## WORK TO BE COMPLETED
Quote only the lines from the line containing "Generate a Python" to the line containing "plt.rcParams['font.family'] = ['Liberation", with both of those lines included, please, exactly as written.
─── GIVEN RECORDS
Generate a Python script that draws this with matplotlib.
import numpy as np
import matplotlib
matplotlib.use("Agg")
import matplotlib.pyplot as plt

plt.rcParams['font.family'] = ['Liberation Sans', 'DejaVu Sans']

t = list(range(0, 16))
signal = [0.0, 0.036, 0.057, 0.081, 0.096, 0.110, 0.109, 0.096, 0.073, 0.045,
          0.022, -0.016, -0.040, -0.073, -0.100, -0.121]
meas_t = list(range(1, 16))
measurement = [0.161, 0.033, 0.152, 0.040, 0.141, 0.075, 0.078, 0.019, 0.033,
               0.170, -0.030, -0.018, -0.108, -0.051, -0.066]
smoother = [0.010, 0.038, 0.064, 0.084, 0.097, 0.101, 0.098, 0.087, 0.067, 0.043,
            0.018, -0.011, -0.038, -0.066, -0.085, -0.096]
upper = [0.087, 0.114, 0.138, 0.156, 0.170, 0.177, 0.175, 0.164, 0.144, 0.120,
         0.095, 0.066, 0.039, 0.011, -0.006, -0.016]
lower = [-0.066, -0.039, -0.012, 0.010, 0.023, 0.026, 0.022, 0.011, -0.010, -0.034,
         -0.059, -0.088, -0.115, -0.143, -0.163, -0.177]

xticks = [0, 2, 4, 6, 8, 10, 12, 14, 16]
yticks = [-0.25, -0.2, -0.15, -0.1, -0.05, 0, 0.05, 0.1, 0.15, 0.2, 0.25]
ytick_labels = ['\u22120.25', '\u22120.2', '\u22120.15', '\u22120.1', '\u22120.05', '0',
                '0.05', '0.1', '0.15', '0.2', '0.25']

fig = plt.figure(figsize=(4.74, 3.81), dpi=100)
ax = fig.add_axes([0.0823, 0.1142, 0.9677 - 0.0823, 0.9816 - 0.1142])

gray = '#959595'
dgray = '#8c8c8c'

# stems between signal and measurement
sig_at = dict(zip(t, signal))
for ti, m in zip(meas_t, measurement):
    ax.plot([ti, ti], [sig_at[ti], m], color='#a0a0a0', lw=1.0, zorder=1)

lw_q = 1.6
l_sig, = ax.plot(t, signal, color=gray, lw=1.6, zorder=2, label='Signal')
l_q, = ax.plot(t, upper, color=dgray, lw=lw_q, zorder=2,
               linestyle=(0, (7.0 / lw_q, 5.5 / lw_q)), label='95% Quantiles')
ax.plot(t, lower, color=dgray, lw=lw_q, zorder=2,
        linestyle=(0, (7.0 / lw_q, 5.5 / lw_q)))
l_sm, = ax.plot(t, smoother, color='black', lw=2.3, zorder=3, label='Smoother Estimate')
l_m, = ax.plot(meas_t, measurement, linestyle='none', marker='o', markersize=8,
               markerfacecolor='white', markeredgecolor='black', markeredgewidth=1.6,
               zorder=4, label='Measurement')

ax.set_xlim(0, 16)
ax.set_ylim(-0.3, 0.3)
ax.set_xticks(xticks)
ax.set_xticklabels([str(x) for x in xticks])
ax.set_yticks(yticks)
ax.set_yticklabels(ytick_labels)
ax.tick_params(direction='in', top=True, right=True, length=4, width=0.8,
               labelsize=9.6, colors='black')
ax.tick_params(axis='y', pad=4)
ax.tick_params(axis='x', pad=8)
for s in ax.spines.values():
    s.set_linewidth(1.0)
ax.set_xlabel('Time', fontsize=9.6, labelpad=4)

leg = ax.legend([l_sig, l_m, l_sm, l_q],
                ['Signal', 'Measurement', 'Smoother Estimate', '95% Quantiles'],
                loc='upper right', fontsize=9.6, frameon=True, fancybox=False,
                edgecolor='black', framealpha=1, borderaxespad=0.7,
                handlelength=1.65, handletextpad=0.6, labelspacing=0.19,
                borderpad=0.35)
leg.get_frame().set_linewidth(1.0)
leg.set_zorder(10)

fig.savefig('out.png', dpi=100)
──────
─── GIVEN RECORDS
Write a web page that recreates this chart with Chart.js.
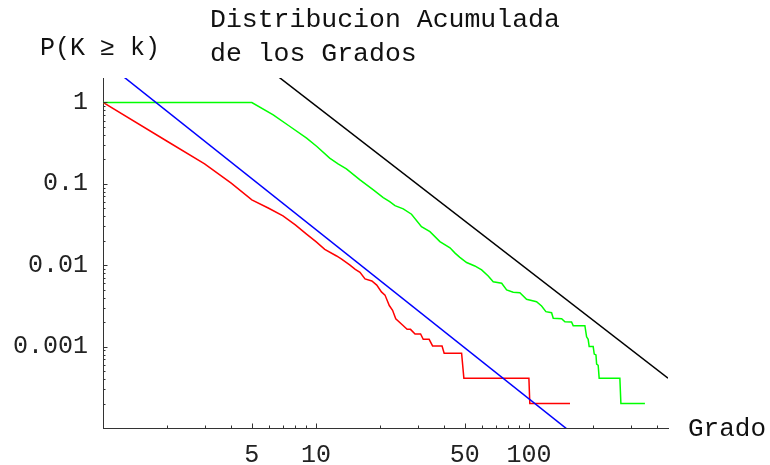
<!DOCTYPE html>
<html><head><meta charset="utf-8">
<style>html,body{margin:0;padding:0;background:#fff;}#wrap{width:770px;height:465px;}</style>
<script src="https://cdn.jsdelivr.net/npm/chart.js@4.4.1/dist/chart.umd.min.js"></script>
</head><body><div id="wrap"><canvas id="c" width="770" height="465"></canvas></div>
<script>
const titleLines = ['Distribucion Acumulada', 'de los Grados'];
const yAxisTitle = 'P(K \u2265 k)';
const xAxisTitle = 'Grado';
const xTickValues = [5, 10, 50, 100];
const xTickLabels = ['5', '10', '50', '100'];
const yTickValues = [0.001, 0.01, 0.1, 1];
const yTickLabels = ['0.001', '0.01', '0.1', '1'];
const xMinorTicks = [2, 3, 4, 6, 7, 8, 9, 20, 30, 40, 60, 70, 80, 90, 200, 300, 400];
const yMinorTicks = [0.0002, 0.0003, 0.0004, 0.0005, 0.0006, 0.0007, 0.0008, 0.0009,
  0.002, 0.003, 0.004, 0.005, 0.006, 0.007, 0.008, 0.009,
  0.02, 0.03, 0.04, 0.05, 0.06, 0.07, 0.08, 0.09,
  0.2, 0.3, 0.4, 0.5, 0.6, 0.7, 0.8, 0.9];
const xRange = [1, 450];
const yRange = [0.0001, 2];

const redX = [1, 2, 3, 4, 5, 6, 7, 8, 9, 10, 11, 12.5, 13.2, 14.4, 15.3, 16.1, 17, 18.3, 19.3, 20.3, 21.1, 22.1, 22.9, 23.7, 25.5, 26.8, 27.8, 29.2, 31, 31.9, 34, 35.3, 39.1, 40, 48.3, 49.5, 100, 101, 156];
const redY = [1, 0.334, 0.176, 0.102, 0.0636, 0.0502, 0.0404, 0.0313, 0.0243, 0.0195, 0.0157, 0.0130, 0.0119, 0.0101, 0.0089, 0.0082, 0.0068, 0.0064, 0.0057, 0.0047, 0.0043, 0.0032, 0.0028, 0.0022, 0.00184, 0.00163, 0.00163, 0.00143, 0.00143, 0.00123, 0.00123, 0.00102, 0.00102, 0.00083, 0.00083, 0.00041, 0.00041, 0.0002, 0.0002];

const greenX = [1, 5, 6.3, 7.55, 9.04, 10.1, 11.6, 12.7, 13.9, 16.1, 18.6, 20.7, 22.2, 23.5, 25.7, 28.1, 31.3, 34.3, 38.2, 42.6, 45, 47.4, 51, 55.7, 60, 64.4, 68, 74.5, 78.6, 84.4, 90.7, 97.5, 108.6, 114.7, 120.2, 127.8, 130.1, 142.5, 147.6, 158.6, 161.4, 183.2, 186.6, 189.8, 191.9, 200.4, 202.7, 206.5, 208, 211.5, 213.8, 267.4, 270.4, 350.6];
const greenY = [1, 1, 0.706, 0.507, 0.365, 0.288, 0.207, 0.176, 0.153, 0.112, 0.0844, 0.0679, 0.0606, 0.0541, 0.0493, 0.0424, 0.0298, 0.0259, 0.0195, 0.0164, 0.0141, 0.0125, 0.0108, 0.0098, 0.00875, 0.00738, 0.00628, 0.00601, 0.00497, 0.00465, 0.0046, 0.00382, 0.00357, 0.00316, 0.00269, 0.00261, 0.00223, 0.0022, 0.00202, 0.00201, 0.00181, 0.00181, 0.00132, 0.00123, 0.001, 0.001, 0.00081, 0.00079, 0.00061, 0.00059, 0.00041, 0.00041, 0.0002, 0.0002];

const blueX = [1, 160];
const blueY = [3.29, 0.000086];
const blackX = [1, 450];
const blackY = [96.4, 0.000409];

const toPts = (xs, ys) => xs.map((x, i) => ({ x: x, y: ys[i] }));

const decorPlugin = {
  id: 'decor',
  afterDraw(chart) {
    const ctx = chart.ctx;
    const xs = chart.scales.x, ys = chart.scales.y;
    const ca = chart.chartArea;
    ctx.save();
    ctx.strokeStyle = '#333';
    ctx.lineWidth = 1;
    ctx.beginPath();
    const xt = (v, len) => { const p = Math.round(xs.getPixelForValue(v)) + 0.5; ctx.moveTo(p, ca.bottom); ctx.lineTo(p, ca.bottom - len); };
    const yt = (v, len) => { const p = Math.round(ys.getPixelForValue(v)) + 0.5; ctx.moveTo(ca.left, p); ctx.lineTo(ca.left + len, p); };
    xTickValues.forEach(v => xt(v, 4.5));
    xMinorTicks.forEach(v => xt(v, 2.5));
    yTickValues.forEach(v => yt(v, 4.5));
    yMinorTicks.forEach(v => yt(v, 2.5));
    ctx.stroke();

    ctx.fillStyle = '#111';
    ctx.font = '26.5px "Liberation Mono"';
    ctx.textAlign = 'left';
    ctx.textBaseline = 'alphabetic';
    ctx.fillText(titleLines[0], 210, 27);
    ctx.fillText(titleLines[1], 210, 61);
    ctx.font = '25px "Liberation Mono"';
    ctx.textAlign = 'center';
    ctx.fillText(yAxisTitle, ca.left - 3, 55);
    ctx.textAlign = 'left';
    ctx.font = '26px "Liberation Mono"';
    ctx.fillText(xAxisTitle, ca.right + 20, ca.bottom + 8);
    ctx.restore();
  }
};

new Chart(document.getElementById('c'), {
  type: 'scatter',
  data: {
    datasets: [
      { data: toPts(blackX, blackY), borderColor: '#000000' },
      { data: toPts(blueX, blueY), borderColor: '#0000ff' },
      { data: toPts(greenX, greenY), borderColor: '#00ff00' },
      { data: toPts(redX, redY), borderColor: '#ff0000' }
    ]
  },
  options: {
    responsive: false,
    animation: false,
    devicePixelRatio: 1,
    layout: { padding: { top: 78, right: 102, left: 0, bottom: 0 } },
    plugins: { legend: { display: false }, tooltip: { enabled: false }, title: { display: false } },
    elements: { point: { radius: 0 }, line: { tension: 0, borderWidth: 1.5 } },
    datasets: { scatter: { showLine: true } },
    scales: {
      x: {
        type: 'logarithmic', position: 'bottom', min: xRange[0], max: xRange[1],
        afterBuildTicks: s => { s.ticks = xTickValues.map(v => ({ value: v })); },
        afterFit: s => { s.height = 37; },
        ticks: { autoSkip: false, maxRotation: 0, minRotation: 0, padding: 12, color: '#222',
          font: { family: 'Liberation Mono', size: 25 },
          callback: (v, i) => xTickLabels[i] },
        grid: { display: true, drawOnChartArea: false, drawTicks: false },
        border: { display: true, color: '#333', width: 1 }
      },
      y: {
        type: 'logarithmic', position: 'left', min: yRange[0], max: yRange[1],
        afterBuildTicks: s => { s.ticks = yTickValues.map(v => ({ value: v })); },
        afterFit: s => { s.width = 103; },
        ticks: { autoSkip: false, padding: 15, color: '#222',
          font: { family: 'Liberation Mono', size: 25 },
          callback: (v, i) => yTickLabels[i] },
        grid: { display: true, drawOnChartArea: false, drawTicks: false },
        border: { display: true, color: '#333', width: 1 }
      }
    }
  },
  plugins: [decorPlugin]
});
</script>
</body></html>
──────
─── GIVEN RECORDS
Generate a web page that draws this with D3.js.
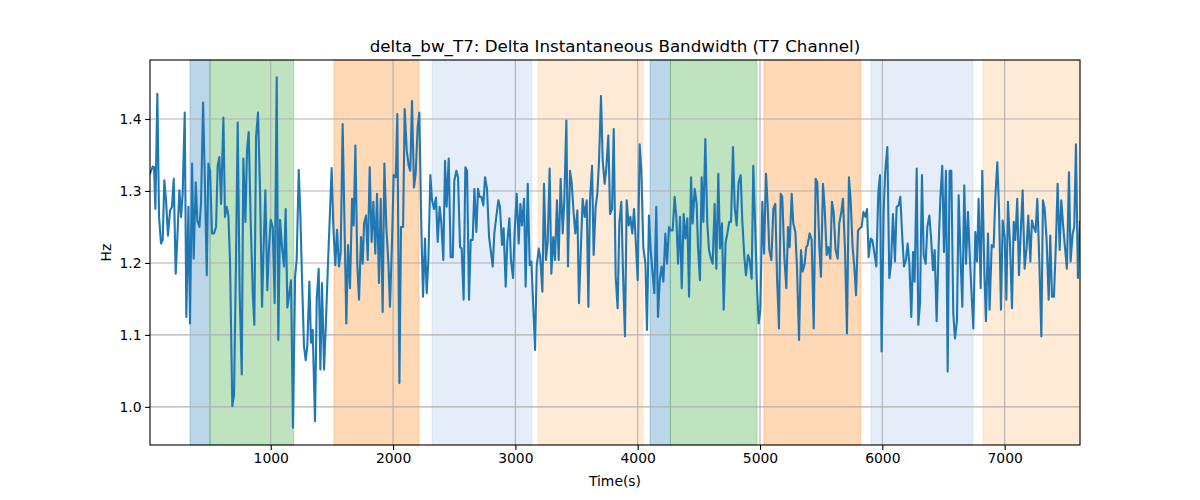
──────
## REPLY
Generate a Python script that draws this with matplotlib.
import numpy as np
import matplotlib
matplotlib.use("Agg")
import matplotlib.pyplot as plt

plt.rcParams['font.family'] = ['Liberation Sans', 'DejaVu Sans']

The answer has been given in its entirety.